Ukraine Fever Sweeps the Balkans
10:02 AM, Mar 3, 2014 • By STEPHEN SCHWARTZ
The idiom of social rebellion is common in Balkan culture, which has undergone numerous such movements over the centuries, and where communism in the former Yugoslavia, under the charismatic dictator Joseph Broz Tito (1892-1980) kept memories of it alive in a civic myth that imposed much less conformity and silence than in other Communist lands. Lately, public acclaim for a “Balkan spring” gave way rapidly to visions of a “Bosnian-Ukrainian model.”

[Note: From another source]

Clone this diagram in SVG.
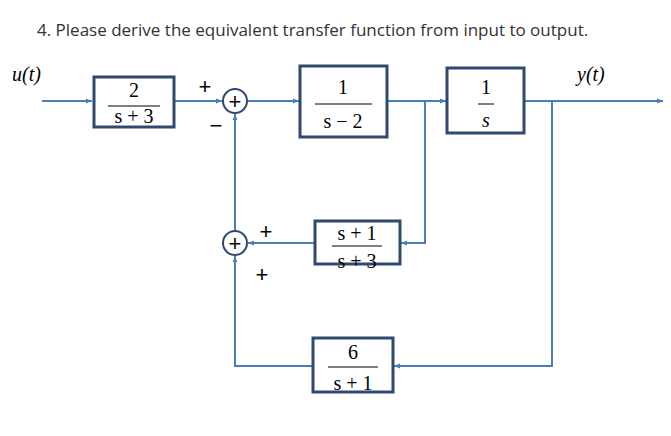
<svg xmlns="http://www.w3.org/2000/svg" width="671" height="436" viewBox="0 0 671 436">
<defs>
<marker id="ah" viewBox="0 0 10 10" refX="10" refY="5" markerWidth="6" markerHeight="6" orient="auto" markerUnits="userSpaceOnUse"><path d="M0,1 L10,5 L0,9 z" fill="#4a7ebb"/></marker>
</defs>
<style>
.title{font-family:"Open Sans","Liberation Sans",sans-serif;font-size:17px;fill:#333}
.blk{fill:#fff;stroke:#2f4a6e;stroke-width:3}
.m{font-family:"Liberation Serif",serif;font-size:20px;fill:#000;text-anchor:middle}
.v{font-family:"Liberation Serif",serif;font-size:20px;font-style:italic;fill:#000}
.frac{stroke:#000;stroke-width:1}
.ln{fill:none;stroke:#4a7ebb;stroke-width:2}
.sum{fill:#fff;stroke:#2f4a6e;stroke-width:2}
.sg{font-family:"Liberation Sans",sans-serif;font-size:22px;fill:#000;text-anchor:middle}
</style>
<rect width="671" height="436" fill="#fff"/>
<text class="title" x="37" y="36">4. Please derive the equivalent transfer function from input to output.</text>
<text class="v" x="12" y="81">u(t)</text>
<text class="v" x="577" y="81">y(t)</text>
<g id="connectors">
<path class="ln" d="M42,101 H92" marker-end="url(#ah)"/>
<path class="ln" d="M174,101 H222" marker-end="url(#ah)"/>
<path class="ln" d="M247,101 H299" marker-end="url(#ah)"/>
<path class="ln" d="M387,101 H446" marker-end="url(#ah)"/>
<path class="ln" d="M524,101 H663" marker-end="url(#ah)"/>
<path class="ln" d="M425,101 V243 H401" marker-end="url(#ah)"/>
<path class="ln" d="M315,243 H248" marker-end="url(#ah)"/>
<path class="ln" d="M235,231 V114" marker-end="url(#ah)"/>
<path class="ln" d="M552,101 V366 H394" marker-end="url(#ah)"/>
<path class="ln" d="M313,366 H235 V256" marker-end="url(#ah)"/>
</g>
<g id="b1"><rect class="blk" x="94" y="77" width="80" height="50"/><text class="m" x="134" y="97">2</text><line class="frac" x1="108" y1="106" x2="160" y2="106"/><text class="m" x="134" y="123">s + 3</text></g>
<g id="b2"><rect class="blk" x="300" y="66" width="87" height="71"/><text class="m" x="343" y="94">1</text><line class="frac" x1="315" y1="104" x2="372" y2="104"/><text class="m" x="343" y="128">s − 2</text></g>
<g id="b3"><rect class="blk" x="447" y="68" width="77" height="65"/><text class="m" x="486" y="94">1</text><line class="frac" x1="478" y1="104" x2="494" y2="104"/><text class="m" x="486" y="127" font-style="italic">s</text></g>
<g id="b4"><rect class="blk" x="315" y="221" width="85" height="43"/><text class="m" x="357" y="240">s + 1</text><line class="frac" x1="332" y1="246" x2="382" y2="246"/><text class="m" x="357" y="268">s + 3</text></g>
<g id="b5"><rect class="blk" x="313" y="338" width="80" height="54"/><text class="m" x="353" y="359">6</text><line class="frac" x1="328" y1="367" x2="378" y2="367"/><text class="m" x="353" y="390">s + 1</text></g>
<g id="sum1"><circle class="sum" cx="235" cy="101" r="12"/><text class="sg" x="235" y="109">+</text><text class="sg" x="205" y="94">+</text><text class="sg" x="216" y="133">−</text></g>
<g id="sum2"><circle class="sum" cx="235" cy="243" r="12"/><text class="sg" x="235" y="251">+</text><text class="sg" x="266" y="239">+</text><text class="sg" x="262" y="282">+</text></g>
</svg>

But in Bosnia-Herzegovina and Albania, entrenched elites quickly sought to profit from social conflict. The Bosnian politician Fahrudin Radoncic, leader of a party titled the Union for a Better Future, which holds four out of 28 seats in the weird, ineffectual House of Representatives crafted for the Muslim-Croat Federation, has been accused of organizing the assault on the government buildings in Sarajevo in an attempted coup d’etat. Radoncic, once a respected dissident, is now seen as a patron of shady deals with Serbian extremists—likewise an old motif in the Balkans. Dnevni Avaz (Daily Voice), a down-market tabloid owned by Radoncic, last week featured a column headed “Ukraine Is All of Us”—rhetoric viewed as cynical by many Bosnians.
Similarly, former Albanian prime minister Sali Berisha, an ex-Communist and leader of his country’s entrenched Democratic party, stirred the striking minivan drivers against the Socialist (i.e., neo-Communist) administration of Edi Rama, who took power last year.
As in Ukraine, allegations that discredited leaders are manipulating mass protests in Bosnia-Herzegovina and Albania to regain influence are widespread. But in the Balkan lands, they are more convincing than they appear to be in Kiev. On February 28, Zeljko Komsic, an ex-Communist and politically independent member of the three-person presidency of Bosnia-Herzegovina, declared “I am not with fascists, chauvinists, thieves, or racketeers.” Epitomizing the complexity of post-Dayton Bosnian governance, Komsic is the Croat representative in the presidency, which comprises a Bosnian Muslim, a Serbian, and a Croatian.
A legal complaint brought at the European Court of Human Rights in Strasbourg by Dervo Sejdic, a Bosnian Roma (Gypsy) representative, and Jakob Finci, president of the Bosnian Jewish Community, alleged discrimination in that, under Dayton, members of minorities are excluded from the Bosnian presidency. The Court found for the plaintiffs in the case, Sejdic and Finci v. Bosnia and Hercegovina, but a reform of the ethno-political structure has yet to be adopted.
Since the cathartic arson at government facilities in Sarajevo, protests have continued but with much-diminished participation, typically bringing together a few hundred elderly folk aggrieved mainly by the loss of pensions. Observing one such gathering on Saturday, March 1, which was Bosnian Independence Day, I noticed the prominent display of a portrait of Tito. Nostalgia for communism is an important motive for elderly Bosnians to take to the streets.
Leaflets for the March 1 assembly, taped up throughout Sarajevo, demanded “social justice for all.” Bosnia’s Muslim religious leadership, under moderate direction since the replacement of the Wahhabi-line chief cleric Mustafa Ceric by Husein Kavazovic last year, supports the call for social justice. But the Islamic approach to Bosnian problems is conservative.
At Friday prayers in Sarajevo’s exquisite and intimate 16th-century Cobanija mosque, the day before the March 1 protest, the elderly preacher, known as a khatib and different from the imam, who leads the service, pronounced blessings and immediately commenced an eloquent denunciation of violent demonstrations. With his voice repeatedly breaking, he said to stay away from barricades such as were seen in the recent uproar. He referred to violence as “Satan’s path” and called on the assembled Bosnian Muslims to be thankful for the existence of a state with a territory and constitution which they should protect and obey. He said he was a pensioner himself and that his wife had not worked for years. But he repeated, “do not go to the barricades. Do not be tempted to Satan’s path. Remember that we have a state, territory, political structures and freedom. Do not waste them or abuse them.”
Meanwhile, those who remain indignant about corruption, rulership from afar, joblessness, lack of pensions, and the other misfortunes of Dayton besetting Bosnians have been meeting in “plenums” for democratic debate and proposal of solutions.
Thus, its Balkan disarray notwithstanding, Bosnia may find a secure way to European standards of entrepreneurship, accountability, and popular sovereignty. In a land where rebellion seems deeply embedded in the culture, hope is not exhausted.